Tra user experience ed esperienze umane
La grappa la volete?
A Pasquetta mi è successa una cosa di quelle che non ci volevo credere. Ve la racconto.
Lunedì mattina io e un’amica decidiamo di andare a fare un giro a Verona e di fermarci lì per pranzo.
Lascio scegliere a lei il ristorante. Un locale elegante, raffinato, in pendant con il suo look total white. Avrei preferito una cosa più spartana, ma mi fido. Entriamo, ordiniamo, mangiamo e secchiamo una bottiglia di bollicine in due. Niente caffé.
Ci facciamo portare il conto e qui arriva il bello.
Il cameriere ci chiede “La grappa la volete?” Se uno ve la mette giù così, voi cosa pensate: che ve la offre, giusto? Eh no! Da sgamato uomo di business e fiero delle sue doti comunicative, con il conto e la carta di credito in mano, se ne esce con questa frase “Si ma poi ve la segno sul conto”.
Vi giuro: non sapevo se alzarmi in un’ovazione di infinito sarcasmo o mandarlo a cagare.
Ma come?
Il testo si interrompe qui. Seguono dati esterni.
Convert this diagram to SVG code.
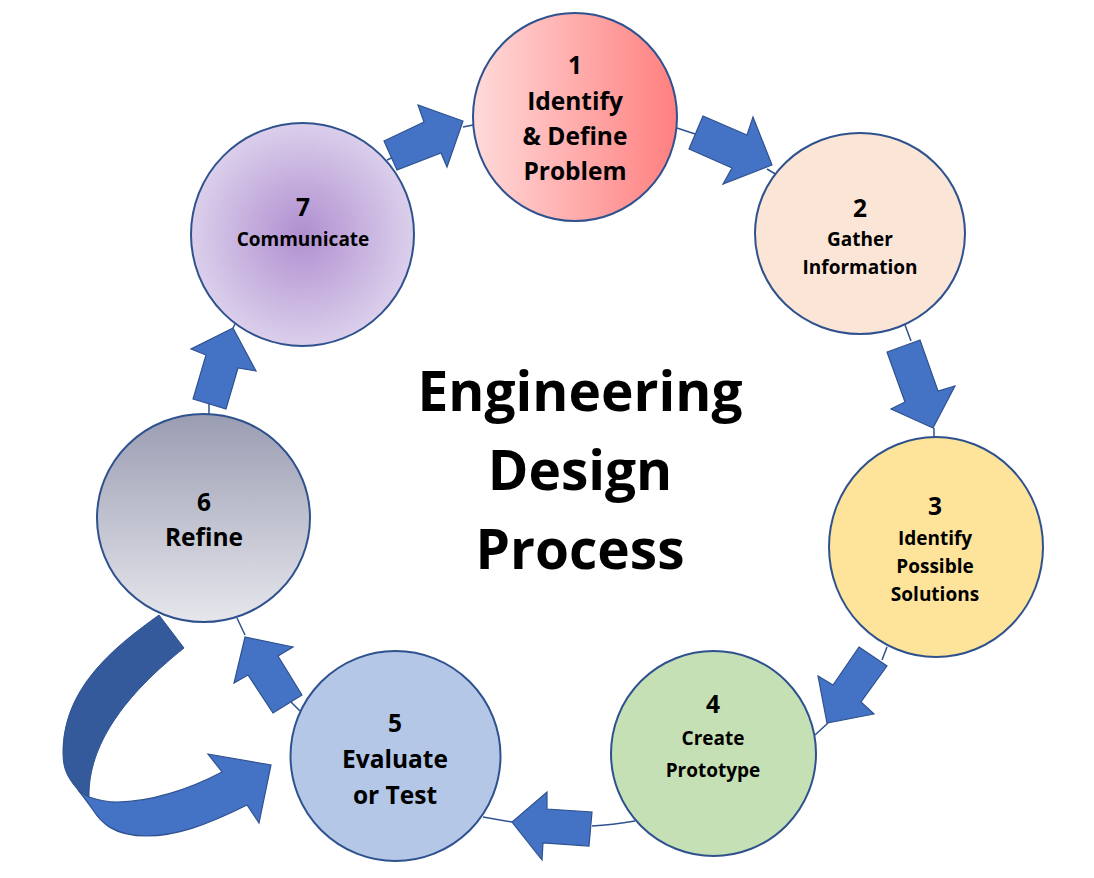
<svg xmlns="http://www.w3.org/2000/svg" width="1094" height="878" viewBox="0 0 1094 878">
<style>
text{font-family:"Open Sans","Noto Sans","Liberation Sans",sans-serif;font-weight:700;fill:#000;text-anchor:middle}
.n{stroke:#2f528f;stroke-width:2}
.a{fill:#4472c4;stroke:#2f528f;stroke-width:1.2}
.c{fill:none;stroke:#2f528f;stroke-width:1.5}
.b{font-size:24.500px}
.m{font-size:19px}
.t{font-size:55px}
</style>
<defs>
<linearGradient id="g1" x1="0" x2="1" y1="0" y2="0"><stop offset="0" stop-color="#ffdada"/><stop offset="1" stop-color="#ff7f7f"/></linearGradient>
<linearGradient id="g6" x1="0" x2="0" y1="0" y2="1"><stop offset="0" stop-color="#9a9db2"/><stop offset="1" stop-color="#e6e6ec"/></linearGradient>
<radialGradient id="g7"><stop offset="0" stop-color="#b08fd0"/><stop offset="1" stop-color="#dbcfeb"/></radialGradient>
</defs>
<rect width="1094" height="878" fill="#fff"/>
<g id="connectors">
<path class="c" d="M387,160L396,156M463,127L473,125M677,128L695,134M767,169L777,175M905,325L911,341M934,428L934,437M887,647L882,660M828,723L815,735M635,821Q612,825 592,826M512,822L483,817M291,702L300,711M237,618L245,635M209,415L209,403M233,328L235,324"/>
<polygon class="a" points="384,141 397,170 441,153 447,167 463,121 418,105 424,122"/>
<polygon class="a" points="703,116 689,149 732,168 723,184 772,165 753,117 747,135"/>
<polygon class="a" points="920,340 887,352 905,402 891,409 933,428 955,386 938,391"/>
<polygon class="a" points="859,647 887,666 861,702 874,714 827,723 818,676 833,685"/>
<polygon class="a" points="592,812 589,846 543,843 542,860 512,822 547,792 547,809"/>
<polygon class="a" points="302,695 273,713 248,675 234,683 245,637 293,647 278,656"/>
<polygon class="a" points="193,399 226,409 238,368 256,371 233,328 191,349 206,355"/>
<path class="a" d="M78,790C84,797 88,803 93,810C100,821 112,836 147,836C175,836 205,826 247,805L259,823L271,765L208,754L222,772C190,789 150,802 117,802C107,802 98,800 89,797Z"/>
<path d="M159,615C110,650 63,690 63,753C63,770 68,778 78,790L89,797C88,745 125,695 184,648Z" fill="#345a9b" stroke="#2f528f" stroke-width="1"/>
</g>
<g id="node1"><ellipse class="n" cx="575" cy="117" rx="102" ry="104" fill="url(#g1)"/><text class="b" x="575" y="74">1</text><text class="b" x="575" y="110">Identify</text><text class="b" x="575" y="145">&amp; Define</text><text class="b" x="575" y="180">Problem</text></g>
<g id="node2"><ellipse class="n" cx="860" cy="233.500" rx="105" ry="100.500" fill="#fbe5d6"/><text class="b" x="860" y="217">2</text><text class="m" x="860" y="246">Gather</text><text class="m" x="860" y="274">Information</text></g>
<g id="node3"><ellipse class="n" cx="936" cy="547" rx="107" ry="110" fill="#fee39a"/><text class="b" x="935" y="515">3</text><text class="m" x="935" y="545">Identify</text><text class="m" x="935" y="573">Possible</text><text class="m" x="935" y="601">Solutions</text></g>
<g id="node4"><circle class="n" cx="713.500" cy="753.500" r="102.500" fill="#c5e0b4"/><text class="b" x="713" y="713">4</text><text class="m" x="713" y="745">Create</text><text class="m" x="713" y="777">Prototype</text></g>
<g id="node5"><circle class="n" cx="395.500" cy="756" r="105" fill="#b4c7e7"/><text class="b" x="395" y="732">5</text><text class="b" x="395" y="768">Evaluate</text><text class="b" x="395" y="804">or Test</text></g>
<g id="node6"><ellipse class="n" cx="203.500" cy="518" rx="106.500" ry="104" fill="url(#g6)"/><text class="b" x="204" y="511">6</text><text class="b" x="204" y="546">Refine</text></g>
<g id="node7"><circle class="n" cx="302.500" cy="234.500" r="111.500" fill="url(#g7)"/><text class="b" x="303" y="216">7</text><text class="m" x="303" y="246">Communicate</text></g>
<g id="title"><text class="t" x="580" y="411">Engineering</text><text class="t" x="580" y="490">Design</text><text class="t" x="580" y="569">Process</text></g>
</svg>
Verona, la patria della grappa, imprinting veneto nelle fondamenta, città dove l’Adige si mescola alla gradazione alcolica! Avrei voluto andare alla cassa e parlare con il proprietario, se nonché, il proprietario era lui: quel cameriere incapace. No, vabbeh. Ci rinuncio. Paghiamo e ce ne andiamo, senza grappa ovviamente.
Per tutto c’è Mastercard. Il resto sono esperienze.
Non è la prima volta che qualcosa va storto nel servizio o in un’uscita al ristorante. Sono cose che succedono un po’ ovunque e un po’ a tutti; ma perché allora mi ha scioccato così tanto? Nel mio solito processo di overthinking, sono arrivato a queste conclusioni. Disclaimer per gli ottimisti: quelle che seguiranno sono considerazioni dallo spirito critico e polemico. Quelle positive le ho scartate perché, secondo la logica dei media, attirano meno audience.
Fatte queste doverose premesse, mi tuffo a capofitto nella tesi gne gne.
Ve lo ricordate lo slogan “Per tutto il resto c’è mastercard?” Bene, questo “tutto il resto” riferito agli acquisti online, facili , veloci, volti a soddisfare un bisogno in maniera immediata è diventato “Il tutto”. Acquistiamo quotidianamente da qualsiasi piattaforma e-commerce qualsiasi tipo di prodotto o servizio, stando comodamente seduti a casa o nelle pause di lavoro o in macchina in attesa che scatti il verde.
Per quanto si possa ottimizzare la user experience, non si può dire che si tratti di un’esperienza.
Quella la si fa in negozio, in un ristorante, in un albergo; a patto che le guide, commessi, camerieri o assistenti siano all’altezza del ruolo.
Qui il bisogno da soddisfare non è immediato. Vogliamo strisciare la carta felici di esserci gustati le cose, di portarci a casa relax, benessere, paesaggi e belle persone.
Credo che questo sia ancora l’unico trigger che fa la differenza e che permetterà alle attività “di contatto con il pubblico” di sopravvivere al delivery.
Dall’esperienza fisica ci attendiamo il massimo
Sono convinto che stiamo sempre più andando verso la disintermediazione estrema degli acquisti.
Questo ci consente di evitare frizioni, contatti inutili con persone che non conosciamo e che non vorremmo mai incrociare quando il nostro mood ha una leggera sfumatura criminale del fine giornata. Ma questo significa anche aspettarsi il massimo dall’esperienza fisica. Altrimenti perché ci sarei rimasto così male per l’ennesimo servizio merdoso di un ristorante di una città iper turistica?
Ancora una volta sono le persone che fanno la differenza in questo mondo.
E se il servizio deve essere quello di Pasquetta a sto punto il pranzo me lo faccio portare a casa.